Ottawa should lead an international effort to free a Canadian citizen imprisoned in China on terror charges, human rights advocates said yesterday, noting that support for the man’s case has gained momentum in the United States despite losing ground at home.

Federal support for Huseyin Celil of Burlington, Ont., a member of China’s Muslim Uyghur minority, began to fade after he was handed a life sentence in April, 2007, Alex Neve, secretary-general of Amnesty International Canada, said yesterday at the group’s annual general meeting in Toronto.

With the Beijing Olympics less than two months away, now is the perfect time to renew efforts to press China to release Mr. Celil, or at the very least, grant him a “fair, prompt and independent trial,” Mr. Neve said.

“Canada should certainly intensify and focus its efforts on behalf of Celil,” he said. “It’s time to put human rights, not trade, investment or oil deals or million-dollar contracts … first in our relationship with China.”

Both Amnesty International and the World Uyghur Congress are calling on Ottawa to appoint a high-level envoy to manage Mr. Celil’s case and work with other countries that have expressed interest in the plight of the Uyghurs, who have faced persecution in China similar to that of Tibetans and Falun Gong practitioners.

While he doesn’t directly attribute Ottawa’s recent lack of action on the file to the scandals that have plagued former foreign affairs minister Maxime Bernier, Mr. Neve said a credible, high-level envoy with a deep understanding of China and connections inside the country would allow the Celil case to “weather a setback like Mr. Bernier.”

Mr. Bernier left cabinet late last month after a series of missteps, including his relationship with a woman with ties to bikers and his call for Afghan President Hamid Karzai to replace the governor of Kandahar province.

Mr. Neve suggested the efforts of Rebiya Kadeer, an outspoken activist and president of the World Uyghur Congress, are what’s really paying off in the United States and elsewhere.

Mr. Neve said it was “heartening” to see resolutions tabled by Congress in support of Mr. Celil and Ms. Kadeer, whose children were charged and brutally beaten in China. Ms. Kadeer herself was imprisoned for several years for speaking out on human rights.

“We haven’t seen that level of action here in Canada,” Mr. Neve said. “… We haven’t seen Parliament speak with that loud, forceful voice that we have seen from Congress south of the border.”

Ms. Kadeer, who was in Ottawa this week urging the government to get tough on China’s abysmal human rights record, said Mr.
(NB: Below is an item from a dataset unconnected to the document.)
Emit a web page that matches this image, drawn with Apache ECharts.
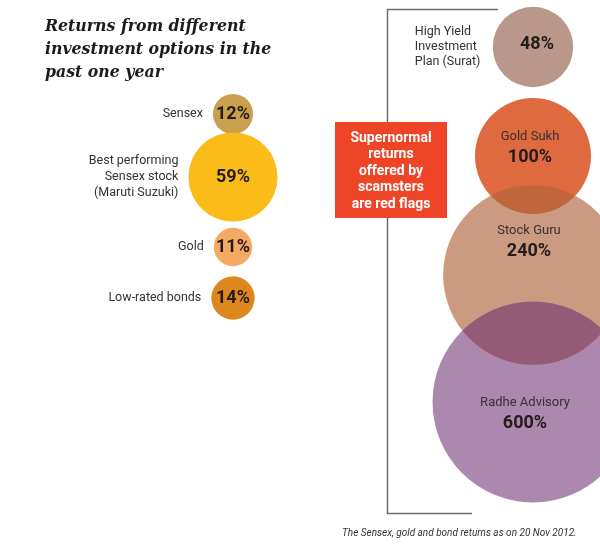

Celil’s case is being discussed in the United States, Japan, Australia and throughout Europe.

“Huseyin Celil’s case has become one of the most important cases on the international stage,” she said through an interpreter.

“I hope the Canadian government continues its position to put human rights first and put more pressure on the Chinese government to get the release of Huseyin Celil, which is a legitimate case.”

Mr. Neve suggested a “co-ordinated international strategy” is needed to bring the efforts of all countries together on the case and that Canada should lead the way.

“We don’t want to be seen as being surpassed by another government,” he said.

Mr. Celil was sentenced to life in prison in April, 2007, about two years after he was arrested in Uzbekistan while travelling on a Canadian passport. His wife, Kamila Telendibaeva, said life has been tough ever since.

“Every day that goes by, my husband suffers in jail in China, and I suffer alone with our four children,” she said. “It’s time for the Canadian government to stop talking and start acting.”

Ms. Telendibaeva said she’s worried about her husband’s health and urged Canadian officials to demand a visit with him to ensure he has food and health care.

“Huseyin is in jail because he’s a human rights activist who has stood up for the rights of others,” she said. “Now it’s time for Canada to stand up for him.”